Holding — Thompson, J.
- The Court of Appeal of the State of California held that the defendants were not liable for the additional sales taxes imposed on the former owner, Andrew J. Hansen.
Rule
- A purchaser of business assets is not liable for the seller's unpaid taxes if the purchaser had no notice of the tax obligations at the time of the transaction and did not acquire the business itself or any goodwill.
Reasoning
- The Court of Appeal of the State of California reasoned that the evidence supported the finding that the defendants only purchased the physical fixtures and equipment and did not acquire the business or its goodwill.
- Since Hansen was not conducting a business at the time of the sale and the defendants had no knowledge of any tax liabilities, they could not be held responsible for the taxes levied after their purchase.
- Furthermore, the court noted that the State did not provide competent evidence showing that the additional taxes were properly levied against Hansen or that he was notified of such taxes, which further absolved the defendants of liability.

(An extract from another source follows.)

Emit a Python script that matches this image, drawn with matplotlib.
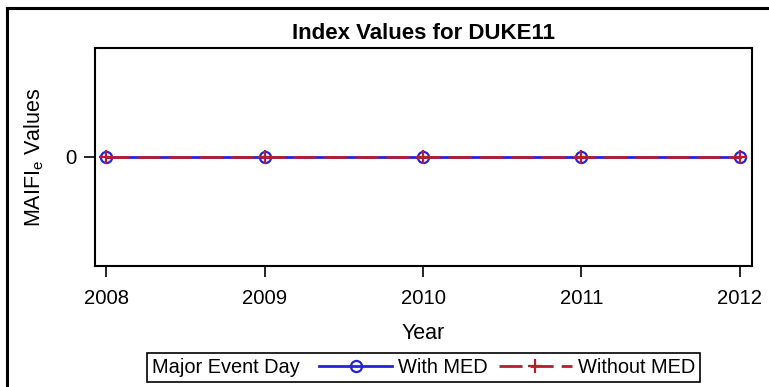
import matplotlib
matplotlib.use("Agg")
import matplotlib.pyplot as plt
from matplotlib.lines import Line2D
from matplotlib.offsetbox import HPacker

plt.rcParams['font.family'] = ['Liberation Sans', 'DejaVu Sans']
plt.rcParams['mathtext.fontset'] = 'custom'
plt.rcParams['mathtext.rm'] = 'Liberation Sans'

years = [2008, 2009, 2010, 2011, 2012]
with_med = [0, 0, 0, 0, 0]
without_med = [0, 0, 0, 0, 0]

blue = '#2323DC'
red = '#B61E2E'

fig = plt.figure(figsize=(7.69, 3.87), dpi=100)
ax = fig.add_axes([0.1235, 0.3127, 0.8544, 0.5633])

ax.plot(years, with_med, color=blue, lw=2, marker='o', ms=8,
        mfc='none', mec=blue, mew=1.6, label='With MED')
ax.plot(years, without_med, color=red, lw=2, ls=(0, (8.3, 2.9)),
        marker='+', ms=10, mec=red, mew=1.6, label='Without MED')

ax.set_xlim(2007.93, 2012.076)
ax.set_ylim(-1, 1)
ax.set_xticks(years)
ax.set_yticks([0])
ax.tick_params(labelsize=14.6, length=8, width=1.2)
ax.tick_params(axis='x', pad=8.5)
ax.tick_params(axis='y', pad=5)

for sp in ax.spines.values():
    sp.set_linewidth(1.5)

ax.set_title('Index Values for DUKE11', fontsize=16, fontweight='bold', pad=6.5)
ax.set_xlabel('Year', fontsize=15.5, labelpad=11)
ax.set_ylabel(r'MAIFI$_{\mathregular{e}}$ Values', fontsize=15.5, labelpad=14)

# legend with its title placed on the left of the entries
fs = 14.4
leg = fig.legend(loc='lower center', bbox_to_anchor=(0.5507, 0.0137),
                 ncol=2, title='Major Event Day', fontsize=fs,
                 title_fontsize=fs, frameon=True, fancybox=False,
                 edgecolor='black', framealpha=1, borderaxespad=0,
                 borderpad=0.25, handlelength=3.65, handletextpad=0.3,
                 columnspacing=0.55)
leg.get_frame().set_linewidth(1.2)
box = HPacker(pad=0.25 * fs, sep=14, align='center',
              children=[leg._legend_title_box, leg._legend_handle_box])
box.set_figure(fig)
leg._legend_box = box
leg._legend_box.set_offset(leg._findoffset)

# outer frame edges
fig.add_artist(Line2D([7 / 769, 7 / 769], [0, 1 - 7.5 / 387],
                      color='black', lw=2.2, transform=fig.transFigure))
fig.add_artist(Line2D([7 / 769, 1], [1 - 7.5 / 387, 1 - 7.5 / 387],
                      color='black', lw=2.2, transform=fig.transFigure))

fig.savefig('out.png', dpi=100)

- The court emphasized that the stipulation of facts and trial court's findings were binding, and the defendants acted in good faith during the transaction.
Deep Dive: How the Court Reached Its Decision
Court's Findings on the Nature of the Transaction
The court found that the defendants, Mary Gabriel and her son, did not acquire the business or goodwill of the "Giant Orange" but only the physical fixtures and equipment owned by Andrew J. Hansen. At the time of the sale in March 1938, Hansen was not operating the business, having closed it the previous year due to personal issues. The evidence showed that the sale involved a cash transaction for specific items such as the building, a beer cabinet, a cash register, and a juice extractor, valued at $2,250. The trial court determined that the stipulation of facts presented by both parties precluded any inference that the sale included the ongoing business or its goodwill. This conclusion was critical because it established that the defendants were merely purchasers of tangible assets rather than successors in interest to any business operations. The court emphasized that the defendants' application for a permit to sell beverages under Hansen's existing license did not imply they had taken over his business. Thus, the court ruled that since the defendants had not purchased the business itself, they could not be liable for any subsequent tax levies affecting Hansen.

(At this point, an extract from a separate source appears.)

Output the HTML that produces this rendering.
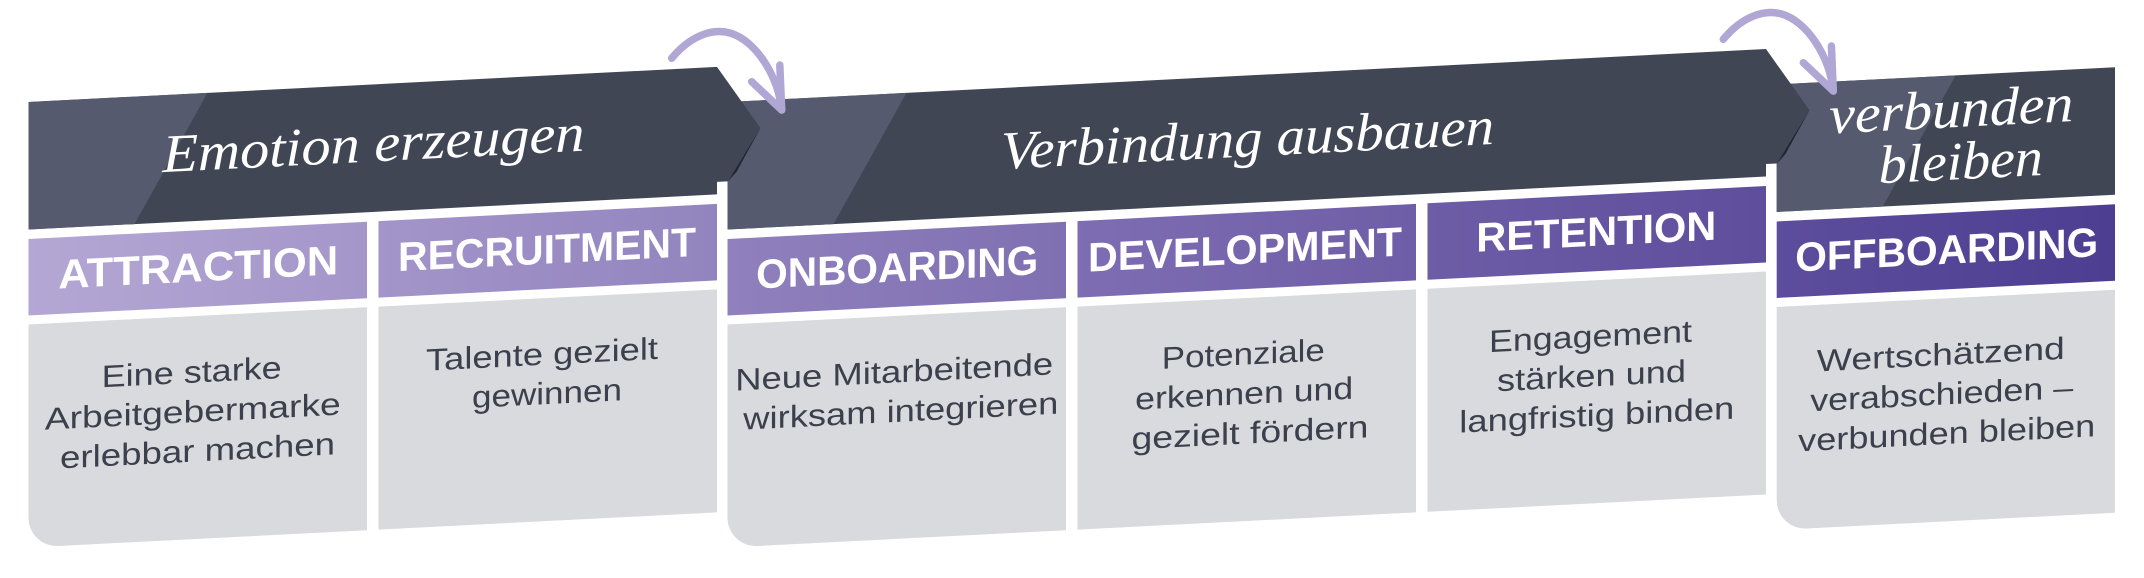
<!DOCTYPE html>
<html>
<head>
<meta charset="utf-8">
<style>
html,body{margin:0;padding:0;background:#ffffff;}
svg{display:block;}
.h{font-family:"Liberation Sans",sans-serif;font-weight:bold;font-size:41px;fill:#ffffff;text-anchor:middle;}
.b{font-family:"Liberation Sans",sans-serif;font-size:31px;fill:#3c404d;text-anchor:middle;}
.s{font-family:"Liberation Serif",serif;font-style:italic;font-size:54px;fill:#ffffff;text-anchor:middle;}
</style>
</head>
<body>
<svg width="2144" height="578" viewBox="0 0 2144 578" xmlns="http://www.w3.org/2000/svg">
<defs>
  <linearGradient id="g1" x1="0" y1="0" x2="1" y2="0"><stop offset="0" stop-color="#b4a7d4"/><stop offset="1" stop-color="#a496c9"/></linearGradient>
  <linearGradient id="g2" x1="0" y1="0" x2="1" y2="0"><stop offset="0" stop-color="#a395c9"/><stop offset="1" stop-color="#9284be"/></linearGradient>
  <linearGradient id="g3" x1="0" y1="0" x2="1" y2="0"><stop offset="0" stop-color="#9080bd"/><stop offset="1" stop-color="#7f70b2"/></linearGradient>
  <linearGradient id="g4" x1="0" y1="0" x2="1" y2="0"><stop offset="0" stop-color="#7e6db2"/><stop offset="1" stop-color="#6e5ea7"/></linearGradient>
  <linearGradient id="g5" x1="0" y1="0" x2="1" y2="0"><stop offset="0" stop-color="#6d5ca6"/><stop offset="1" stop-color="#5e4e9c"/></linearGradient>
  <linearGradient id="g6" x1="0" y1="0" x2="1" y2="0"><stop offset="0" stop-color="#5d4d9c"/><stop offset="1" stop-color="#4e3e92"/></linearGradient>
</defs>

<!-- SECTION 3 -->
<g transform="translate(1776.7,-17.5) skewY(-2.92)">
  <polygon points="0,102 338.3,102 338.3,229.5 0,229.5" fill="#414654"/>
  <polygon points="0,102 179,102 106,229.5 0,229.5" fill="#555a6e"/>
  <rect x="0" y="239" width="338.3" height="76.5" fill="url(#g6)"/>
  <path d="M0,324.5 H338.3 V547.5 H30 A30,30 0 0 1 0,517.5 Z" fill="#d9dade"/>
  <text class="s" x="174.6" y="153.7" textLength="244" lengthAdjust="spacingAndGlyphs">verbunden</text>
  <text class="s" x="184" y="206" textLength="164" lengthAdjust="spacingAndGlyphs">bleiben</text>
  <text class="h" x="170" y="290" textLength="303" lengthAdjust="spacingAndGlyphs">OFFBOARDING</text>
  <text class="b" x="164.1" y="391" textLength="248" lengthAdjust="spacingAndGlyphs">Wertschätzend</text>
  <text class="b" x="165" y="430.5" textLength="263" lengthAdjust="spacingAndGlyphs">verabschieden –</text>
  <text class="b" x="170" y="470" textLength="297" lengthAdjust="spacingAndGlyphs">verbunden bleiben</text>
</g>

<!-- SECTION 2 -->
<g transform="translate(727.5,0) skewY(-2.92)">
  <polygon points="0,102 1038.5,102 1082,165.5 1049,217 1038.5,217 1038.5,229.5 0,229.5" fill="#414654"/>
  <polygon points="0,102 179,102 106,229.5 0,229.5" fill="#555a6e"/>
  <rect x="0" y="239" width="338.5" height="76.5" fill="url(#g3)"/>
  <rect x="350" y="239" width="338.5" height="76.5" fill="url(#g4)"/>
  <rect x="700" y="239" width="338.5" height="76.5" fill="url(#g5)"/>
  <path d="M0,324.5 H338.5 V547.5 H30 A30,30 0 0 1 0,517.5 Z" fill="#d9dade"/>
  <rect x="350" y="324.5" width="338.5" height="223" fill="#d9dade"/>
  <rect x="700" y="324.5" width="338.5" height="223" fill="#d9dade"/>
  <text class="s" x="520" y="183" textLength="493" lengthAdjust="spacingAndGlyphs">Verbindung ausbauen</text>
  <text class="h" x="169.7" y="290" textLength="282" lengthAdjust="spacingAndGlyphs">ONBOARDING</text>
  <text class="h" x="517.5" y="290" textLength="314" lengthAdjust="spacingAndGlyphs">DEVELOPMENT</text>
  <text class="h" x="868.8" y="290" textLength="240" lengthAdjust="spacingAndGlyphs">RETENTION</text>
  <text class="b" x="166.7" y="391" textLength="318" lengthAdjust="spacingAndGlyphs">Neue Mitarbeitende</text>
  <text class="b" x="173.3" y="430.5" textLength="315" lengthAdjust="spacingAndGlyphs">wirksam integrieren</text>
  <text class="b" x="515.8" y="391" textLength="163" lengthAdjust="spacingAndGlyphs">Potenziale</text>
  <text class="b" x="516.7" y="430.5" textLength="218" lengthAdjust="spacingAndGlyphs">erkennen und</text>
  <text class="b" x="522.5" y="470" textLength="237" lengthAdjust="spacingAndGlyphs">gezielt fördern</text>
  <text class="b" x="863" y="391" textLength="203" lengthAdjust="spacingAndGlyphs">Engagement</text>
  <text class="b" x="864" y="430.5" textLength="189" lengthAdjust="spacingAndGlyphs">stärken und</text>
  <text class="b" x="869.3" y="470" textLength="275" lengthAdjust="spacingAndGlyphs">langfristig binden</text>
  <!-- shadow sliver of chevron onto section 3 -->
  <polygon points="1082,165.5 1049,217.5 1058,208" fill="#24262f"/>
</g>

<!-- SECTION 1 -->
<g transform="translate(28.5,0) skewY(-2.92)">
  <polygon points="0,102 688.5,102 732,165.5 699,217 688.5,217 688.5,229.5 0,229.5" fill="#414654"/>
  <polygon points="0,102 179,102 106,229.5 0,229.5" fill="#555a6e"/>
  <rect x="0" y="239" width="338.5" height="76.5" fill="url(#g1)"/>
  <rect x="350" y="239" width="338.5" height="76.5" fill="url(#g2)"/>
  <path d="M0,324.5 H338.5 V547.5 H30 A30,30 0 0 1 0,517.5 Z" fill="#d9dade"/>
  <rect x="350" y="324.5" width="338.5" height="223" fill="#d9dade"/>
  <text class="s" x="345" y="179" textLength="422" lengthAdjust="spacingAndGlyphs">Emotion erzeugen</text>
  <text class="h" x="169.8" y="290" textLength="280" lengthAdjust="spacingAndGlyphs">ATTRACTION</text>
  <text class="h" x="518.5" y="290" textLength="298" lengthAdjust="spacingAndGlyphs">RECRUITMENT</text>
  <text class="b" x="163.2" y="391" textLength="180" lengthAdjust="spacingAndGlyphs">Eine starke</text>
  <text class="b" x="164.3" y="430.5" textLength="296" lengthAdjust="spacingAndGlyphs">Arbeitgebermarke</text>
  <text class="b" x="169" y="470" textLength="275" lengthAdjust="spacingAndGlyphs">erlebbar machen</text>
  <text class="b" x="513.5" y="391" textLength="232" lengthAdjust="spacingAndGlyphs">Talente gezielt</text>
  <text class="b" x="518.5" y="430.5" textLength="150" lengthAdjust="spacingAndGlyphs">gewinnen</text>
  <!-- shadow sliver of chevron onto section 2 -->
  <polygon points="732,165.5 699,217.5 708,208" fill="#24262f"/>
</g>

<!-- curved arrows -->
<g fill="none" stroke="#b1a7d4" stroke-width="7.5" stroke-linecap="round" stroke-linejoin="round">
  <path d="M671.7,58.3 C690,36 712,28 730,33 C755,40 778,75 781.7,110"/>
  <path d="M751.7,81.7 L781.7,110 L779.8,65"/>
  <g transform="translate(1051.6,-19)">
    <path d="M671.7,58.3 C690,36 712,28 730,33 C755,40 778,75 781.7,110"/>
    <path d="M751.7,81.7 L781.7,110 L779.8,65"/>
  </g>
</g>
</svg>
</body>
</html>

Knowledge and Notice of Tax Liabilities
The court highlighted that the defendants had no notice or knowledge of any outstanding tax liabilities at the time of their purchase. Hansen had regularly filed and paid his sales taxes up to the point of the sale, and there were no indications of delinquency in the Board of Equalization's records for Hansen prior to this transaction. The additional taxes sought after the sale were levied for sales that allegedly occurred well before the defendants' acquisition of the assets. Since the defendants acted in good faith and adhered to the regulations by applying for a permit to operate, their lack of awareness regarding any tax issues further supported their defense. The court found that it would be unjust to hold the defendants liable for taxes that were not disclosed to them and that arose after the sale. This aspect of the ruling underscored the principle that a purchaser of business assets should not be penalized for the seller's undisclosed liabilities.

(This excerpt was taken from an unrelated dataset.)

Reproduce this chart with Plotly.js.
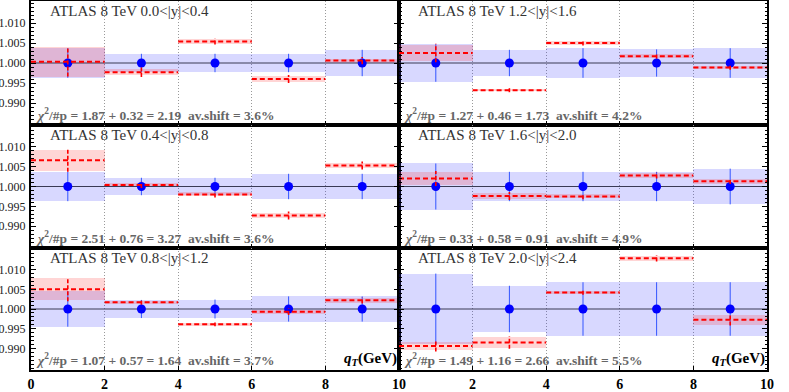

Evidence Regarding Tax Levies
The court pointed out deficiencies in the evidence presented by the State of California regarding the alleged tax levies against Hansen. There was no competent evidence demonstrating that proper procedures were followed in imposing the additional taxes, including any indication that Hansen had been notified of such levies. The certificate provided by the Board of Equalization, which merely stated that a levy had been made against Hansen, lacked sufficient detail or supporting documentation to establish the actual occurrence of the tax assessment. Importantly, the court noted that without concrete evidence, such as the original records or a proper notice of the levy, the claims against the defendants fell short. The court emphasized that the burden of proof lay with the State to substantiate its claims, which it failed to do. As such, the absence of verifiable evidence to confirm that the taxes were duly levied against Hansen contributed to the court's decision to favor the defendants.
Stipulation of Facts and Trial Court's Authority
The court acknowledged that the stipulation of facts agreed upon by both parties during the trial was binding and formed the basis for its findings. A stipulation serves as an acknowledgment of certain facts, which can limit the admissibility of conflicting evidence that seeks to undermine those agreed-upon points. In this case, the stipulation clearly delineated the nature of the sale as one involving only the physical assets and not the business or goodwill. The court stated that it was not authorized to adopt findings that conflicted with the stipulated facts, reinforcing the importance of adhering to agreed-upon evidence during legal proceedings. This principle ensured that the trial court's conclusions were respected, as the evidence presented by the State could not contradict those established facts. Consequently, the court's reliance on the stipulation played a crucial role in affirming the defendants' position and absolving them of liability for any unpaid taxes.
Conclusion and Judgment
Ultimately, the court affirmed the trial court's judgment in favor of the defendants, concluding that they were not liable for the additional sales taxes imposed on Hansen after the sale of the fixtures and equipment. The court's reasoning rested on the fact that the defendants had only purchased physical assets and had no knowledge of any tax obligations at the time of the transaction. Furthermore, the lack of competent evidence from the State regarding the tax levies against Hansen further supported the defendants' defense. The court emphasized the legal principle that a purchaser should not be responsible for the seller's unpaid taxes if they were not informed of such obligations. Therefore, the judgment was rendered, allowing the defendants to take nothing by the plaintiff's action, thus reinforcing the necessity for transparency in tax obligations during business transactions.